• _EXERCISE BRIEF_:
Extract the full listing verbatim and drop any pictures from your copy.

• _PROVIDED DATA_:
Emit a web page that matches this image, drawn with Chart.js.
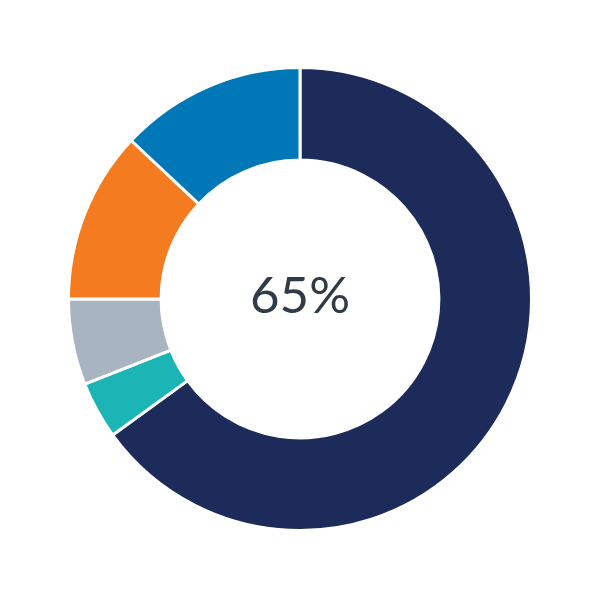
<!DOCTYPE html>
<html>
<head>
<meta charset="utf-8">
<script src="https://cdn.jsdelivr.net/npm/chart.js@4/dist/chart.umd.min.js"></script>
<style>
html,body{margin:0;padding:0;background:#fff;}
#wrap{width:600px;height:599px;}
</style>
</head>
<body>
<div id="wrap"><canvas id="c" width="600" height="599"></canvas></div>
<script>
const categories = ["Navy", "Teal", "Gray", "Orange", "Blue"];
const values = [65, 4, 6, 12, 13];
const colors = ["#1c2b5a", "#1bb5b5", "#a9b4c2", "#f47b20", "#0077b6"];
const centerLabel = "65%";

const centerText = {
  id: 'centerText',
  afterDraw(chart) {
    const meta = chart.getDatasetMeta(0);
    const arc = meta.data[0];
    const ctx = chart.ctx;
    ctx.save();
    ctx.font = '400 51px Lato, "Open Sans", sans-serif';
    ctx.fillStyle = '#2f3b46';
    ctx.textAlign = 'center';
    ctx.textBaseline = 'alphabetic';
    ctx.fillText(centerLabel, arc.x, arc.y + 14);
    ctx.restore();
  }
};

new Chart(document.getElementById('c'), {
  type: 'doughnut',
  data: {
    labels: categories,
    datasets: [{
      data: values,
      backgroundColor: colors,
      borderColor: '#ffffff',
      borderWidth: 3
    }]
  },
  options: {
    responsive: false,
    animation: false,
    cutout: '60%',
    layout: { padding: { left: 67, right: 67, top: 66, bottom: 67 } },
    plugins: { legend: { display: false }, tooltip: { enabled: false } }
  },
  plugins: [centerText]
});
</script>
</body>
</html>
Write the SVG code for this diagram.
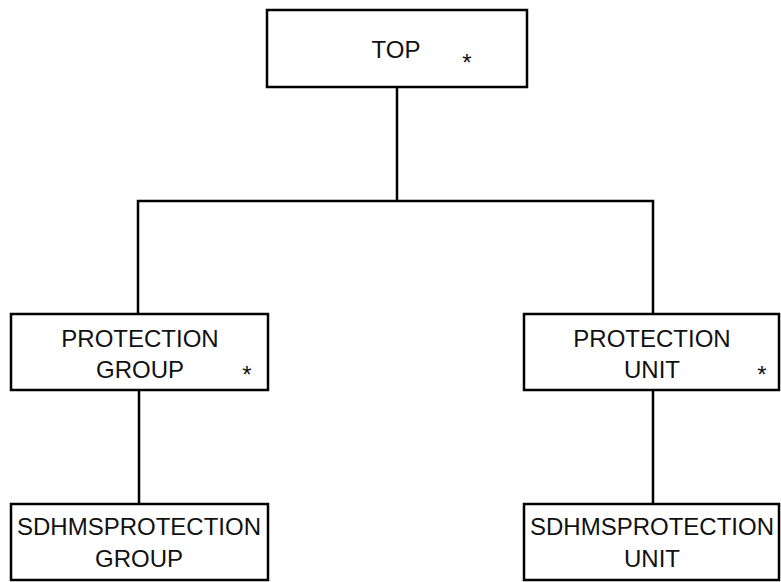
<svg xmlns="http://www.w3.org/2000/svg" width="781" height="582" viewBox="0 0 781 582">
<style>
.box{fill:#fff;stroke:#000;stroke-width:2.5}
.t{font-family:"Liberation Sans",Arial,sans-serif;font-size:24px;fill:#111;text-anchor:middle}
.s{font-family:"Liberation Sans",Arial,sans-serif;font-size:24px;fill:#111;text-anchor:middle}
.c{fill:none;stroke:#000;stroke-width:2.5}
</style>
<rect width="781" height="582" fill="#fff"/>
<g id="connectors">
<path class="c" d="M397,87 V201"/>
<path class="c" d="M138,314 V201 H653 V314"/>
<path class="c" d="M139,390 V504"/>
<path class="c" d="M653,390 V504"/>
</g>
<g id="top">
<rect class="box" x="267" y="10" width="260" height="77"/>
<text class="t" x="396" y="58">TOP</text>
<text class="s" x="467" y="71">*</text>
</g>
<g id="protection-group">
<rect class="box" x="11" y="314" width="257" height="76"/>
<text class="t" x="140" y="347">PROTECTION</text>
<text class="t" x="140" y="378">GROUP</text>
<text class="s" x="247" y="383">*</text>
</g>
<g id="protection-unit">
<rect class="box" x="524" y="314" width="255" height="76"/>
<text class="t" x="652" y="347">PROTECTION</text>
<text class="t" x="652" y="378">UNIT</text>
<text class="s" x="762" y="383">*</text>
</g>
<g id="sdhms-protection-group">
<rect class="box" x="11" y="504" width="257" height="76"/>
<text class="t" x="139" y="535">SDHMSPROTECTION</text>
<text class="t" x="139" y="567">GROUP</text>
</g>
<g id="sdhms-protection-unit">
<rect class="box" x="524" y="504" width="255" height="76"/>
<text class="t" x="652" y="535">SDHMSPROTECTION</text>
<text class="t" x="652" y="567">UNIT</text>
</g>
</svg>
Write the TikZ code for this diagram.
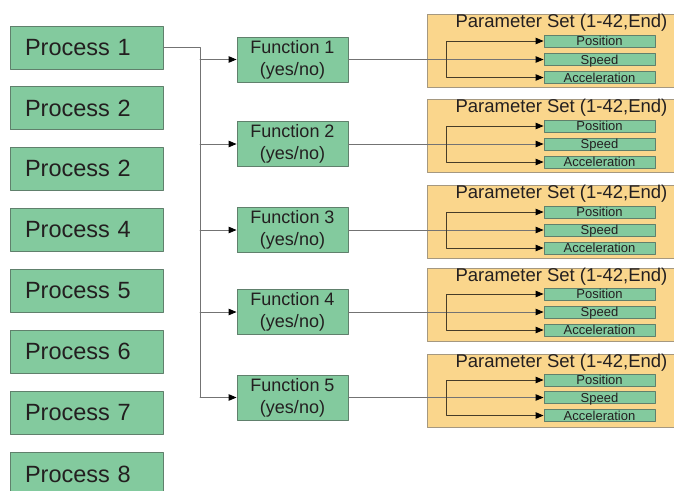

• _FINISHED TASK_:
Emit a web page that matches this image, drawn with Chart.js.
<!DOCTYPE html>
<html>
<head>
<meta charset="utf-8">
<script src="https://cdn.jsdelivr.net/npm/chart.js@4/dist/chart.umd.min.js"></script>
<style>
html,body{margin:0;padding:0;background:#fff;}
#wrap{width:600px;height:599px;}
</style>
</head>
<body>
<div id="wrap"><canvas id="c" width="600" height="599"></canvas></div>
<script>
const categories = ["Navy", "Teal", "Gray", "Orange", "Blue"];
const values = [65, 4, 6, 12, 13];
const colors = ["#1c2b5a", "#1bb5b5", "#a9b4c2", "#f47b20", "#0077b6"];
const centerLabel = "65%";

const centerText = {
  id: 'centerText',
  afterDraw(chart) {
    const meta = chart.getDatasetMeta(0);
    const arc = meta.data[0];
    const ctx = chart.ctx;
    ctx.save();
    ctx.font = '400 51px Lato, "Open Sans", sans-serif';
    ctx.fillStyle = '#2f3b46';
    ctx.textAlign = 'center';
    ctx.textBaseline = 'alphabetic';
    ctx.fillText(centerLabel, arc.x, arc.y + 14);
    ctx.restore();
  }
};

new Chart(document.getElementById('c'), {
  type: 'doughnut',
  data: {
    labels: categories,
    datasets: [{
      data: values,
      backgroundColor: colors,
      borderColor: '#ffffff',
      borderWidth: 3
    }]
  },
  options: {
    responsive: false,
    animation: false,
    cutout: '60%',
    layout: { padding: { left: 67, right: 67, top: 66, bottom: 67 } },
    plugins: { legend: { display: false }, tooltip: { enabled: false } }
  },
  plugins: [centerText]
});
</script>
</body>
</html>
Write the SVG code for this diagram.
<svg xmlns="http://www.w3.org/2000/svg" width="781" height="582" viewBox="0 0 781 582">
<style>
.box{fill:#fff;stroke:#000;stroke-width:2.5}
.t{font-family:"Liberation Sans",Arial,sans-serif;font-size:24px;fill:#111;text-anchor:middle}
.s{font-family:"Liberation Sans",Arial,sans-serif;font-size:24px;fill:#111;text-anchor:middle}
.c{fill:none;stroke:#000;stroke-width:2.5}
</style>
<rect width="781" height="582" fill="#fff"/>
<g id="connectors">
<path class="c" d="M397,87 V201"/>
<path class="c" d="M138,314 V201 H653 V314"/>
<path class="c" d="M139,390 V504"/>
<path class="c" d="M653,390 V504"/>
</g>
<g id="top">
<rect class="box" x="267" y="10" width="260" height="77"/>
<text class="t" x="396" y="58">TOP</text>
<text class="s" x="467" y="71">*</text>
</g>
<g id="protection-group">
<rect class="box" x="11" y="314" width="257" height="76"/>
<text class="t" x="140" y="347">PROTECTION</text>
<text class="t" x="140" y="378">GROUP</text>
<text class="s" x="247" y="383">*</text>
</g>
<g id="protection-unit">
<rect class="box" x="524" y="314" width="255" height="76"/>
<text class="t" x="652" y="347">PROTECTION</text>
<text class="t" x="652" y="378">UNIT</text>
<text class="s" x="762" y="383">*</text>
</g>
<g id="sdhms-protection-group">
<rect class="box" x="11" y="504" width="257" height="76"/>
<text class="t" x="139" y="535">SDHMSPROTECTION</text>
<text class="t" x="139" y="567">GROUP</text>
</g>
<g id="sdhms-protection-unit">
<rect class="box" x="524" y="504" width="255" height="76"/>
<text class="t" x="652" y="535">SDHMSPROTECTION</text>
<text class="t" x="652" y="567">UNIT</text>
</g>
</svg>
Write the TikZ code for this diagram.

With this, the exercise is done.